**Given request:**
Extract the data exactly, missing nothing.

**Data shown:**
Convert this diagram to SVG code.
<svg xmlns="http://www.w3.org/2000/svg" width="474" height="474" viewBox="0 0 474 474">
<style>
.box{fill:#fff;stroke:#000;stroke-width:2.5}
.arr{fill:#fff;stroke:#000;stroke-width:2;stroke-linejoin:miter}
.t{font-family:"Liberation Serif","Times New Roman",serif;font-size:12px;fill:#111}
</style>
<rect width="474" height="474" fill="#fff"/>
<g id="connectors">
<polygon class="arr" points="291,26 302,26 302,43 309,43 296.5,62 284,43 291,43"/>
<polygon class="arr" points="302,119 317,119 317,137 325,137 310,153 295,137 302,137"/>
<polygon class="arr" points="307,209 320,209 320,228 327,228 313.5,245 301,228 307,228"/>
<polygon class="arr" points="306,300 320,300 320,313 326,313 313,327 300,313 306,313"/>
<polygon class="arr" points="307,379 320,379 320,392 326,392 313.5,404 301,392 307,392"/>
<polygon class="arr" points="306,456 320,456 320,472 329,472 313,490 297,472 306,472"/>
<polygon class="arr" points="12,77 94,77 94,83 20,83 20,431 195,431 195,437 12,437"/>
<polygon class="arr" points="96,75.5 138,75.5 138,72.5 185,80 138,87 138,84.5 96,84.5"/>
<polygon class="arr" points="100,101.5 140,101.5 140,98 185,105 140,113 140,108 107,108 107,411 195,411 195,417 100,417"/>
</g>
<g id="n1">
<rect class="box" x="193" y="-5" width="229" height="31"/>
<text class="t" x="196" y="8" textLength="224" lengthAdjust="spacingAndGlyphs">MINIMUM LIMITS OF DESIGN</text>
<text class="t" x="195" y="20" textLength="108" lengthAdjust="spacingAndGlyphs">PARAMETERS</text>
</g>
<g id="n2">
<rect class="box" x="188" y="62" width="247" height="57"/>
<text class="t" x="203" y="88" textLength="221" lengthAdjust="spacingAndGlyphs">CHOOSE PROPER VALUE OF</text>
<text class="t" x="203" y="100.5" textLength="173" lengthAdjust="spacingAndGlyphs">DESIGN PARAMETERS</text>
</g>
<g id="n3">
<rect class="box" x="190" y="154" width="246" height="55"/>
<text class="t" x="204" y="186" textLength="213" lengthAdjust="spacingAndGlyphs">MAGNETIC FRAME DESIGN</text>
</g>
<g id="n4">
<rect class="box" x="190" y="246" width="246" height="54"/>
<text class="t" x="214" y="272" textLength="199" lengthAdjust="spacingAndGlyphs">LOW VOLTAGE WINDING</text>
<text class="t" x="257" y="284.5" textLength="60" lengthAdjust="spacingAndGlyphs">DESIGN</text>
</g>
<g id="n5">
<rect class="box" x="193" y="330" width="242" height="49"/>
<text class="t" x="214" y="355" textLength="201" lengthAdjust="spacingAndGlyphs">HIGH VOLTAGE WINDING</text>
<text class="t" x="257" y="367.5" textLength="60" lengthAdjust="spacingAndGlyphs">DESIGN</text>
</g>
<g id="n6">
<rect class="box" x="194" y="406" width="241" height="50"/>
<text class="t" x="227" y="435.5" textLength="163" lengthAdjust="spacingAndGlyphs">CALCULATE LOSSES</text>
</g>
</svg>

**Response:**
Convert this diagram to SVG code.
<svg xmlns="http://www.w3.org/2000/svg" width="474" height="474" viewBox="0 0 474 474">
<style>
.box{fill:#fff;stroke:#000;stroke-width:2.5}
.arr{fill:#fff;stroke:#000;stroke-width:2;stroke-linejoin:miter}
.t{font-family:"Liberation Serif","Times New Roman",serif;font-size:12px;fill:#111}
</style>
<rect width="474" height="474" fill="#fff"/>
<g id="connectors">
<polygon class="arr" points="291,26 302,26 302,43 309,43 296.5,62 284,43 291,43"/>
<polygon class="arr" points="302,119 317,119 317,137 325,137 310,153 295,137 302,137"/>
<polygon class="arr" points="307,209 320,209 320,228 327,228 313.5,245 301,228 307,228"/>
<polygon class="arr" points="306,300 320,300 320,313 326,313 313,327 300,313 306,313"/>
<polygon class="arr" points="307,379 320,379 320,392 326,392 313.5,404 301,392 307,392"/>
<polygon class="arr" points="306,456 320,456 320,472 329,472 313,490 297,472 306,472"/>
<polygon class="arr" points="12,77 94,77 94,83 20,83 20,431 195,431 195,437 12,437"/>
<polygon class="arr" points="96,75.5 138,75.5 138,72.5 185,80 138,87 138,84.5 96,84.5"/>
<polygon class="arr" points="100,101.5 140,101.5 140,98 185,105 140,113 140,108 107,108 107,411 195,411 195,417 100,417"/>
</g>
<g id="n1">
<rect class="box" x="193" y="-5" width="229" height="31"/>
<text class="t" x="196" y="8" textLength="224" lengthAdjust="spacingAndGlyphs">MINIMUM LIMITS OF DESIGN</text>
<text class="t" x="195" y="20" textLength="108" lengthAdjust="spacingAndGlyphs">PARAMETERS</text>
</g>
<g id="n2">
<rect class="box" x="188" y="62" width="247" height="57"/>
<text class="t" x="203" y="88" textLength="221" lengthAdjust="spacingAndGlyphs">CHOOSE PROPER VALUE OF</text>
<text class="t" x="203" y="100.5" textLength="173" lengthAdjust="spacingAndGlyphs">DESIGN PARAMETERS</text>
</g>
<g id="n3">
<rect class="box" x="190" y="154" width="246" height="55"/>
<text class="t" x="204" y="186" textLength="213" lengthAdjust="spacingAndGlyphs">MAGNETIC FRAME DESIGN</text>
</g>
<g id="n4">
<rect class="box" x="190" y="246" width="246" height="54"/>
<text class="t" x="214" y="272" textLength="199" lengthAdjust="spacingAndGlyphs">LOW VOLTAGE WINDING</text>
<text class="t" x="257" y="284.5" textLength="60" lengthAdjust="spacingAndGlyphs">DESIGN</text>
</g>
<g id="n5">
<rect class="box" x="193" y="330" width="242" height="49"/>
<text class="t" x="214" y="355" textLength="201" lengthAdjust="spacingAndGlyphs">HIGH VOLTAGE WINDING</text>
<text class="t" x="257" y="367.5" textLength="60" lengthAdjust="spacingAndGlyphs">DESIGN</text>
</g>
<g id="n6">
<rect class="box" x="194" y="406" width="241" height="50"/>
<text class="t" x="227" y="435.5" textLength="163" lengthAdjust="spacingAndGlyphs">CALCULATE LOSSES</text>
</g>
</svg>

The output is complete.